Dawes was born at Christ's Hospital[1] then in the City of London (it moved to Horsham, West Sussex in 1902),[2] the son of William Dawes, also an astronomer, and Judith Rutter.[3]
Dawes was a clergyman who made extensive measurements of double stars as well as observations of planets. He was a friend of William Lassell. He was nicknamed "eagle eye". He set up his private observatory at his home in Haddenham, Buckinghamshire. One of his telescopes, an eight-inch (200mm) aperture refractor by Cooke, survives at the Cambridge Observatory where it is known as the Thorrowgood Telescope.

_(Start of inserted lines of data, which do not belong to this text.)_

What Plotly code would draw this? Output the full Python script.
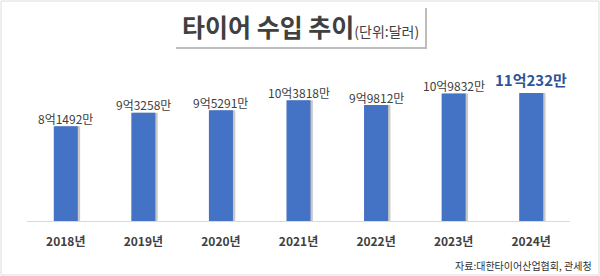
import plotly.graph_objects as go

years = ["2018년", "2019년", "2020년", "2021년", "2022년", "2023년", "2024년"]
values = [8.1492, 9.3258, 9.5291, 10.3818, 9.9812, 10.9832, 11.0232]  # 억 달러
labels = ["8억1492만", "9억3258만", "9억5291만", "10억3818만", "9억9812만", "10억9832만", "11억232만"]
title_main = "타이어 수입 추이"
title_unit = "(단위:달러)"
source = "자료:대한타이어산업협회, 관세청"

W, H = 600, 276
L, R, T, B = 27, 30, 60, 55
PW, PH = W - L - R, H - T - B
FONT = "Noto Sans CJK KR"

def px(x):
    return (x - L) / PW

def py(y):
    return (H - B - y) / PH

BW = 0.31
fig = go.Figure()
# soft shadow behind bars
fig.add_trace(go.Bar(x=years, y=values, width=BW, offset=-BW / 2 + 0.03,
                     marker=dict(color="#c8c8c8", line=dict(width=0)),
                     hoverinfo="skip", showlegend=False))
fig.add_trace(go.Bar(x=years, y=values, width=BW, offset=-BW / 2,
                     marker=dict(color="#4472C4", line=dict(width=0)),
                     showlegend=False))

for i, (yr, v, lab) in enumerate(zip(years, values, labels)):
    last = i == len(years) - 1
    fig.add_annotation(x=yr, y=v, xref="x", yref="y", text=lab, showarrow=False,
                       yanchor="middle", yshift=13 if last else 8,
                       font=dict(family=FONT, size=15 if last else 12,
                                 color="#2F5597" if last else "#404040",
                                 weight="bold" if last else "normal"))

shapes = [
    # outer frame
    dict(type="rect", xref="paper", yref="paper", x0=px(1), x1=px(599), y0=py(1), y1=py(275),
         line=dict(color="#dcdcdc", width=1), fillcolor="rgba(0,0,0,0)", layer="below"),
    # title box shadow
    dict(type="rect", xref="paper", yref="paper", x0=px(176), x1=px(427), y0=py(8), y1=py(49),
         line=dict(width=0), fillcolor="#bdbdbd", layer="below"),
    dict(type="rect", xref="paper", yref="paper", x0=px(173), x1=px(425), y0=py(5), y1=py(47),
         line=dict(width=0), fillcolor="#ffffff", layer="below"),
]

fig.add_annotation(xref="paper", yref="paper", x=px(300), y=py(26), showarrow=False,
                   xanchor="center", yanchor="middle",
                   text=f"<b>{title_main}</b><span style='font-size:14px'>{title_unit}</span>",
                   font=dict(family=FONT, size=25, color="#404040"))
fig.add_annotation(xref="paper", yref="paper", x=px(594), y=py(265), showarrow=False,
                   xanchor="right", yanchor="middle", text=source,
                   font=dict(family=FONT, size=10, color="#303030"))

fig.update_layout(
    width=W, height=H, margin=dict(l=L, r=R, t=T, b=B),
    paper_bgcolor="white", plot_bgcolor="white", barmode="overlay",
    shapes=shapes,
    xaxis=dict(showline=True, linecolor="#d9d9d9", linewidth=1, showgrid=False,
               ticks="", ticklabelstandoff=10,
               tickfont=dict(family=FONT, size=12, color="#404040", weight="bold")),
    yaxis=dict(range=[0, PH / 11.62], visible=False, showgrid=False, zeroline=False),
)

fig.write_html("out.html")
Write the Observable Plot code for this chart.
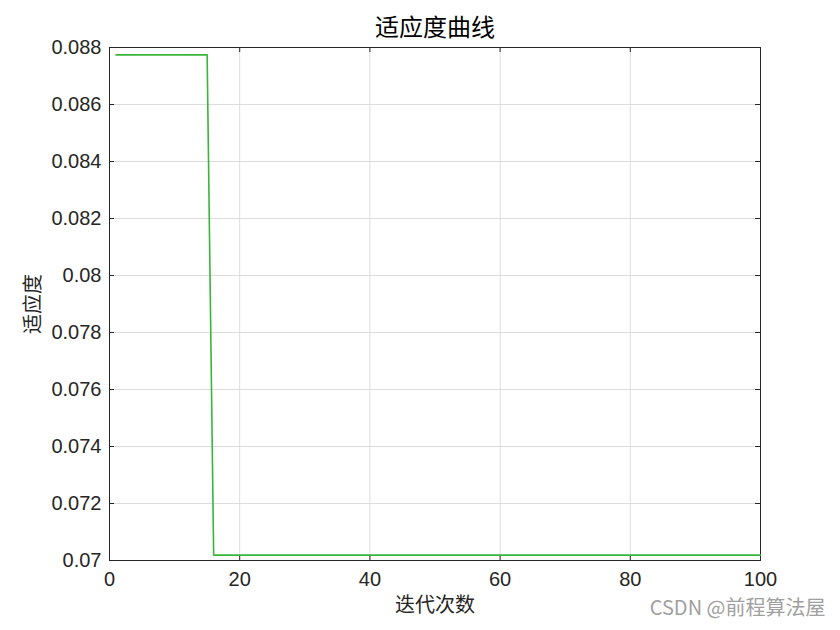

He made extensive drawings of Mars during its 1864 opposition. In 1867, Richard Anthony Proctor made a map of Mars based on these drawings.
He won the Gold Medal of the Royal Astronomical Society in 1855.
Dawes craters on the Moon and Dawes crater on Mars are named after him, as is a gap within Saturn's C Ring.
Anoptical phenomenon, the Dawes limit, is named after him.
Dawes married twice. His first wife was Mary Scott née Egerton (1764-1840). They married on 13 January 1824 at Haddenham, Buckinghamshire[4]. She was the widow of his tutor, Thomas Scott[5]. On 28 July 1842 Dawes married Ann Welsby née Coupland (1805-1860)[5]. She was the widow of Ormskirk solicitor John Welsby (1800-1839)[5] whom she had married on 16 January 1824[6].